Furthermore, former Reckitt (RKT) boss Laxman Narasimhan assumed the CEO role in March and is certainly full of beans, seeing ‘limitless possibilities’ ahead for Starbucks. This optimism isn’t reflected in a price to earnings ratio of 24.7 based on 2024 earnings forecasts, which is inexpensive relative to Starbucks’ own history.
The company has more than 36,000 stores worldwide and is leveraging its global scale while also driving digital sales and capitalising on the lockdowns-induced demise of many independent coffee shops.
Given the addictive nature of caffeine, Starbucks should be a reasonably safe haven for tough economic times ahead. Its customers around the world are hooked on the company’s Americanos and cappuccinos.
Starbucks continues to recruit customers to its loyalty programmes, while its stores have evolved into gathering places where shoppers and commuters go to collect their daily caffeine fix or socialise or work.
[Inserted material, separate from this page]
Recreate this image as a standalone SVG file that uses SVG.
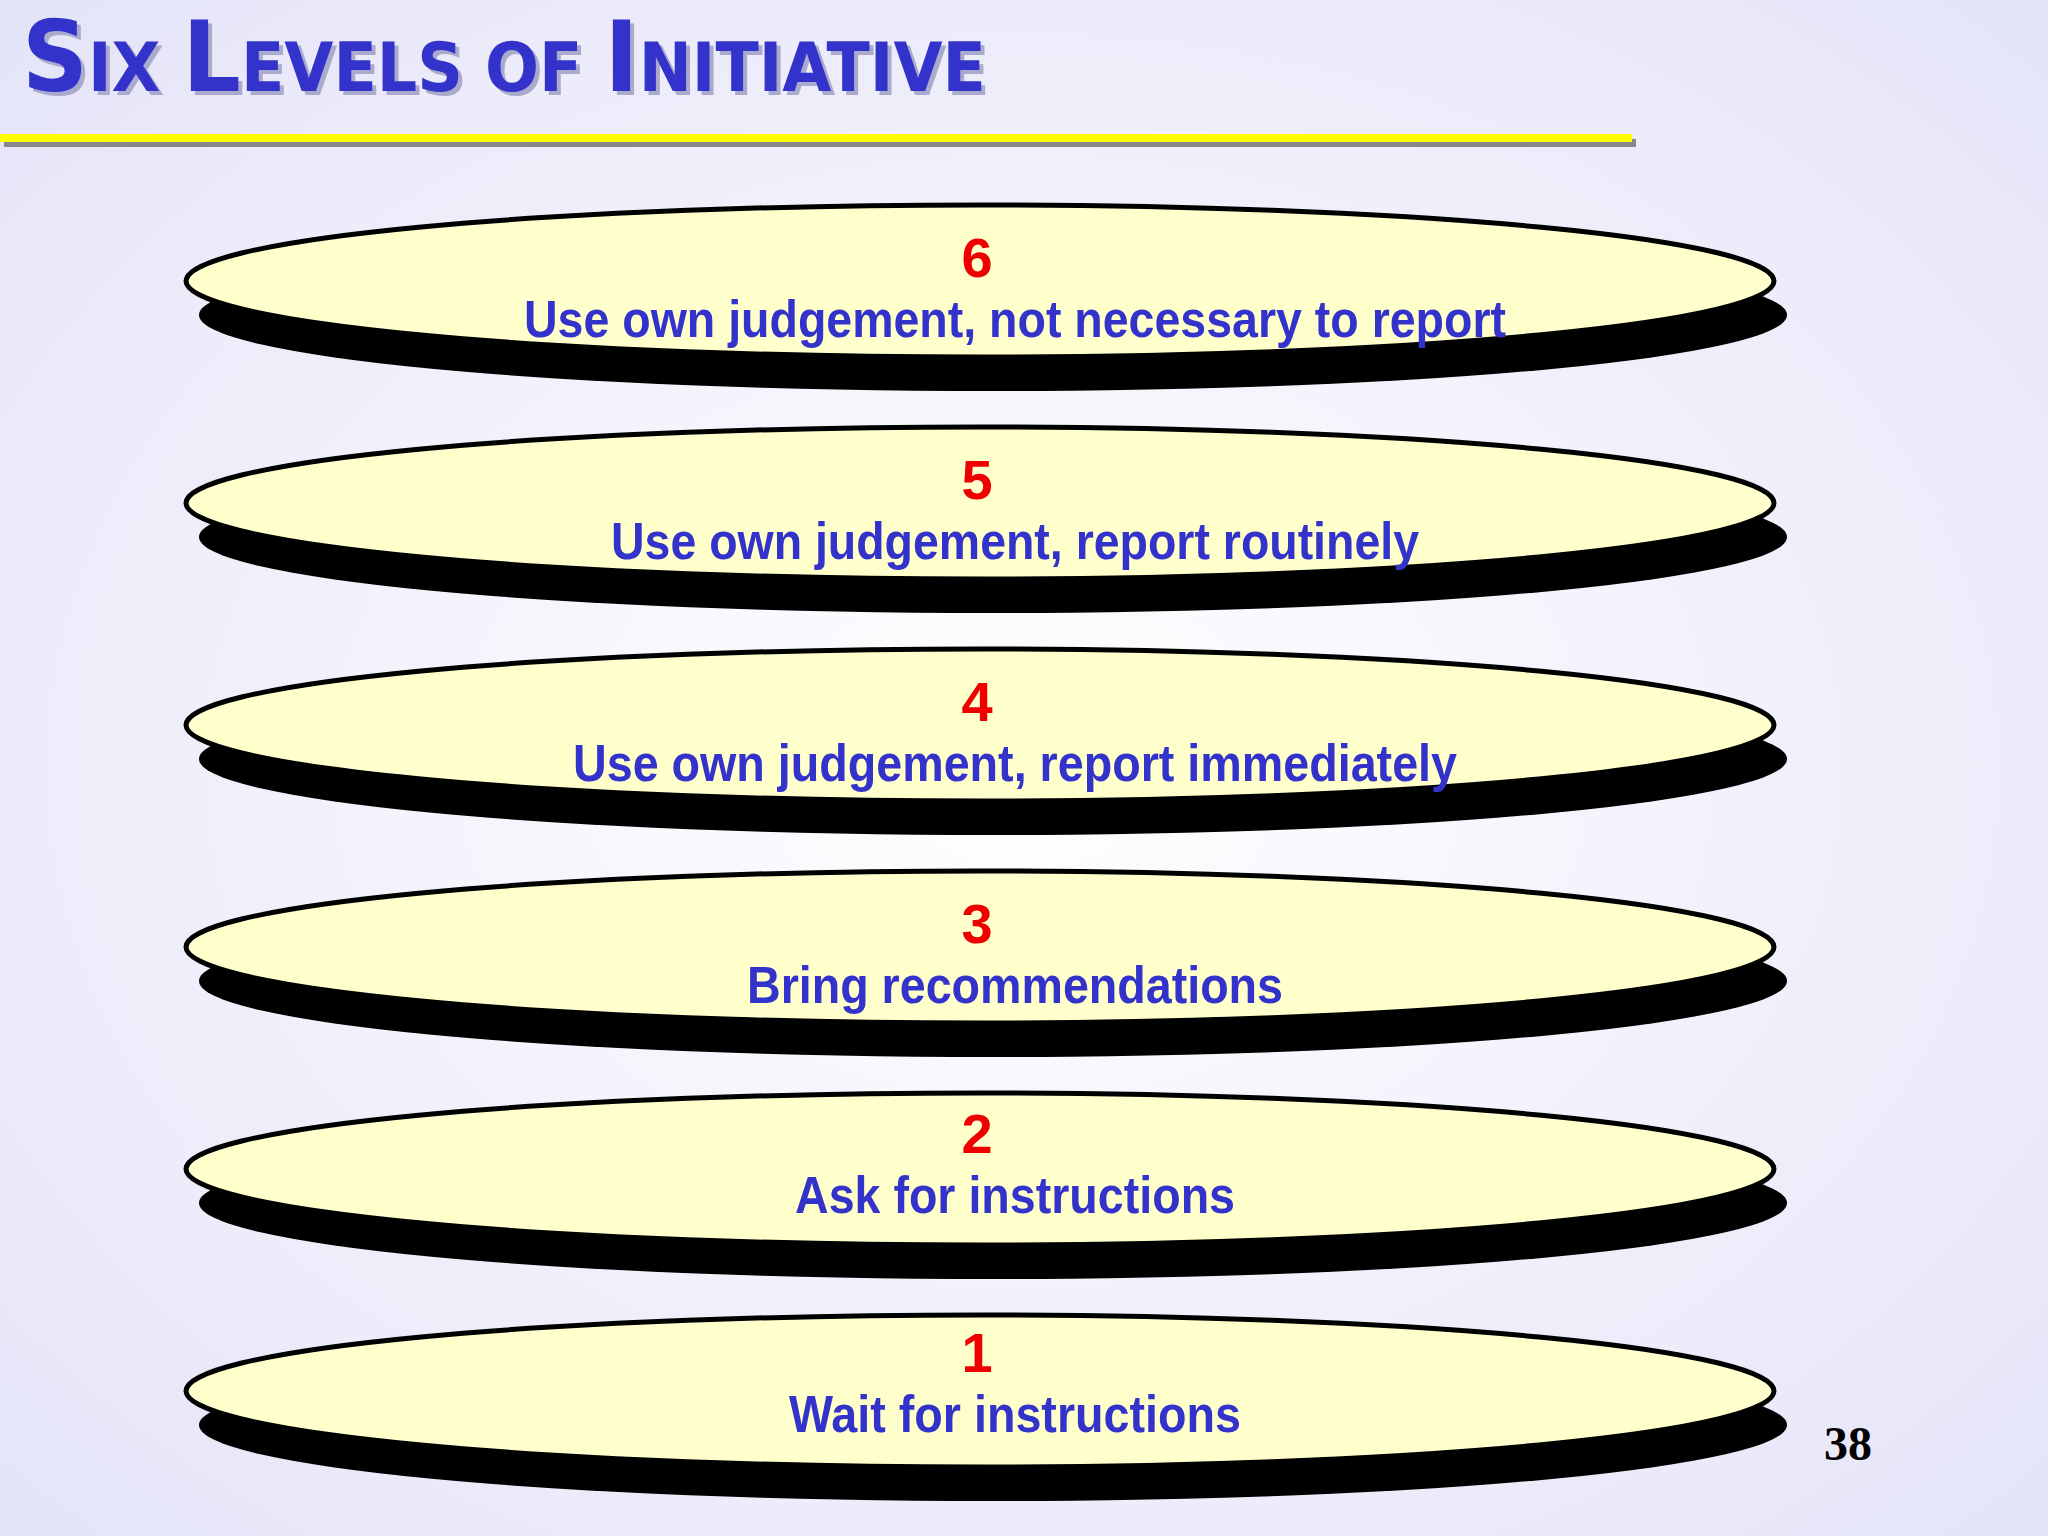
<svg xmlns="http://www.w3.org/2000/svg" width="2048" height="1536" viewBox="0 0 2048 1536">
<defs>
<radialGradient id="bg" cx="0.5" cy="0.5" r="0.7"><stop offset="0" stop-color="#ffffff"/><stop offset="1" stop-color="#e4e4f8"/></radialGradient>
<style>
.sh{fill:#000}
.el{fill:#ffffcc;stroke:#000;stroke-width:5}
.num{font-family:"Liberation Sans",Arial,sans-serif;font-weight:bold;font-size:56px;fill:#ee0000;text-anchor:middle}
.lab{font-family:"Liberation Sans Narrow","Liberation Sans",Arial,sans-serif;font-weight:bold;font-size:52px;fill:#3333cc;text-anchor:middle}
.tt{font-family:"DejaVu Sans",Verdana,sans-serif;font-weight:bold;fill:#3333cc}
</style>
</defs>
<rect width="2048" height="1536" fill="url(#bg)"/>
<g id="title">
<text x="26" y="95" class="tt" style="fill:#aaaacc" font-size="68" textLength="964" lengthAdjust="spacingAndGlyphs"><tspan font-size="98">S</tspan>IX <tspan font-size="98">L</tspan>EVELS OF <tspan font-size="98">I</tspan>NITIATIVE</text>
<text x="22" y="91" class="tt" font-size="68" textLength="964" lengthAdjust="spacingAndGlyphs"><tspan font-size="98">S</tspan>IX <tspan font-size="98">L</tspan>EVELS OF <tspan font-size="98">I</tspan>NITIATIVE</text>
<rect x="4" y="139" width="1632" height="8" fill="#888"/>
<rect x="0" y="134" width="1632" height="8" fill="#ffff00"/>
</g>
<g id="level6"><ellipse class="sh" cx="993" cy="315" rx="794" ry="76"/><ellipse class="el" cx="980" cy="281" rx="794" ry="76"/><text class="num" x="977" y="277">6</text><text class="lab" x="1015" y="337" textLength="982" lengthAdjust="spacingAndGlyphs">Use own judgement, not necessary to report</text></g>
<g id="level5"><ellipse class="sh" cx="993" cy="537" rx="794" ry="76"/><ellipse class="el" cx="980" cy="503" rx="794" ry="76"/><text class="num" x="977" y="499">5</text><text class="lab" x="1015" y="559" textLength="808" lengthAdjust="spacingAndGlyphs">Use own judgement, report routinely</text></g>
<g id="level4"><ellipse class="sh" cx="993" cy="759" rx="794" ry="76"/><ellipse class="el" cx="980" cy="725" rx="794" ry="76"/><text class="num" x="977" y="721">4</text><text class="lab" x="1015" y="781" textLength="884" lengthAdjust="spacingAndGlyphs">Use own judgement, report immediately</text></g>
<g id="level3"><ellipse class="sh" cx="993" cy="981" rx="794" ry="76"/><ellipse class="el" cx="980" cy="947" rx="794" ry="76"/><text class="num" x="977" y="943">3</text><text class="lab" x="1015" y="1003" textLength="536" lengthAdjust="spacingAndGlyphs">Bring recommendations</text></g>
<g id="level2"><ellipse class="sh" cx="993" cy="1203" rx="794" ry="76"/><ellipse class="el" cx="980" cy="1169" rx="794" ry="76"/><text class="num" x="977" y="1153">2</text><text class="lab" x="1015" y="1213" textLength="440" lengthAdjust="spacingAndGlyphs">Ask for instructions</text></g>
<g id="level1"><ellipse class="sh" cx="993" cy="1425" rx="794" ry="76"/><ellipse class="el" cx="980" cy="1391" rx="794" ry="76"/><text class="num" x="977" y="1372">1</text><text class="lab" x="1015" y="1432" textLength="452" lengthAdjust="spacingAndGlyphs">Wait for instructions</text></g>
<g id="connectors"/>
<text x="1848" y="1460" text-anchor="middle" font-family="Liberation Serif,serif" font-weight="bold" font-size="48">38</text>
</svg>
Its sales increased 14% to $8.7 billion in the second quarter to 2 April 2023, with US like-for-like store sales up 12% and international like-for-like store sales increased by 7%, though admittedly, the 3% growth in China comparable store sales was muted as the reopening of the Middle Kingdom hasn’t been as strong as hoped.
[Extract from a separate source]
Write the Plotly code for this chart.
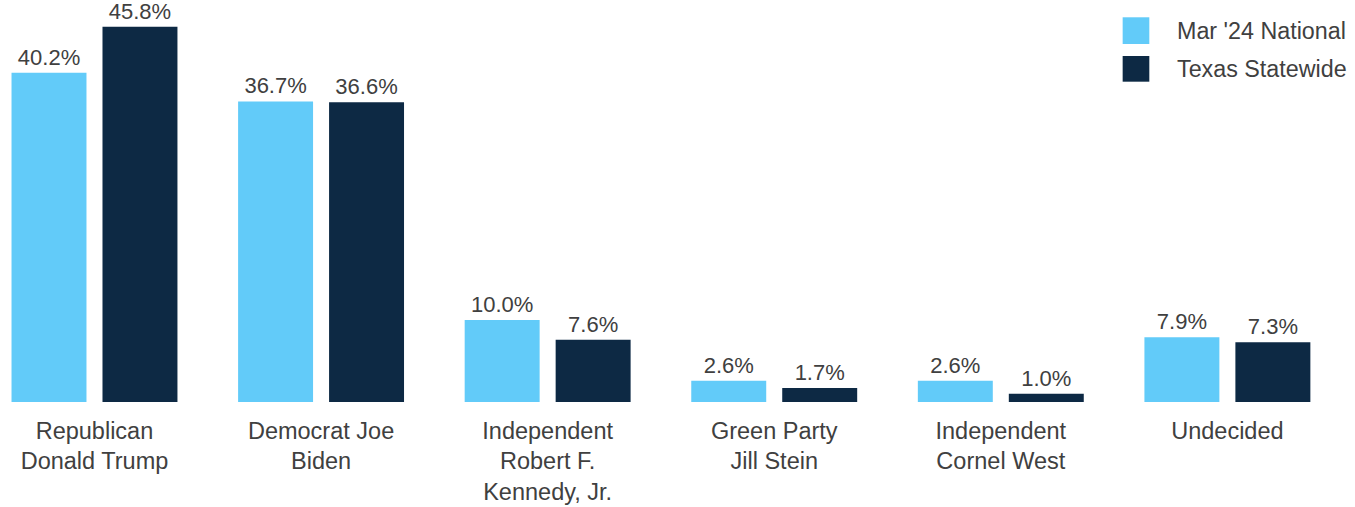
import plotly.graph_objects as go

CATEGORIES = [
    "Republican<br>Donald Trump",
    "Democrat Joe<br>Biden",
    "Independent<br>Robert F.<br>Kennedy, Jr.",
    "Green Party<br>Jill Stein",
    "Independent<br>Cornel West",
    "Undecided",
]
NATIONAL = [40.2, 36.7, 10.0, 2.6, 2.6, 7.9]
TEXAS = [45.8, 36.6, 7.6, 1.7, 1.0, 7.3]
SERIES_NAMES = ["Mar '24 National", "Texas Statewide"]

LIGHT = "#62CBF9"
DARK = "#0D2944"
TEXT = "#404040"
FONT = "Arial, Liberation Sans, sans-serif"

fig = go.Figure()
for name, vals, color in zip(SERIES_NAMES, [NATIONAL, TEXAS], [LIGHT, DARK]):
    fig.add_trace(go.Bar(
        x=CATEGORIES, y=vals, name=name,
        marker=dict(color=color, line=dict(width=0)),
        text=[f"{v:.1f}%" for v in vals],
        textposition="outside",
        textfont=dict(size=22, color=TEXT, family=FONT),
        cliponaxis=False,
        showlegend=False,
    ))

# legend drawn by hand (large square swatches)
legend_rows = [(0.8905, 0.957, 0.9236), (0.7968, 0.8607, 0.8284)]
for (y0, y1, ty), name, color in zip(legend_rows, SERIES_NAMES, [LIGHT, DARK]):
    fig.add_shape(type="rect", xref="paper", yref="paper",
                  x0=0.8378, x1=0.8577, y0=y0, y1=y1,
                  fillcolor=color, line=dict(width=0))
    fig.add_annotation(xref="paper", yref="paper", x=0.8776, y=ty,
                       text=name, showarrow=False, xanchor="left", yanchor="middle",
                       borderpad=0,
                       font=dict(size=23.3, color=TEXT, family=FONT))

fig.update_layout(
    width=1355, height=507,
    margin=dict(l=0, r=15, t=0, b=105, autoexpand=False),
    barmode="group",
    bargap=0.197,
    bargroupgap=0.176,
    paper_bgcolor="white",
    plot_bgcolor="white",
    font=dict(family=FONT, color=TEXT),
    xaxis=dict(
        range=[-0.417, 5.497],
        showline=False, showgrid=False, ticks="",
        ticklabelstandoff=12,
        tickfont=dict(size=23.5, color=TEXT, family=FONT),
    ),
    yaxis=dict(range=[0, 49.08], visible=False),
)

fig.write_html(
    "out.html",
    config={"displayModeBar": False},
    post_script="document.body.style.margin='0';document.body.style.overflow='hidden';",
)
Narasimhan certainly sounded excited about Starbucks’ potential when introducing his first set of quarterly results in May, commenting: ‘As we strive to continue to be a different kind of company, we will unlock our limitless possibilities to meet the needs of today and, importantly, the future of Starbucks.’ Further bullish outlook commentary when Starbucks serves up third quarter earnings on 1 August could boost the share price.
Consensus forecasts point to net profits of $3.95 billion for the year to 2 October 2023 on sales of $36 billion, translating into earnings per share of $3.40 and a $2.10 per share dividend. For full year 2024, Starbucks’ profits are forecast to hit $4.64 billion on $40.2 billion of sales, for earnings per share of $4.10 and a $2.30 dividend.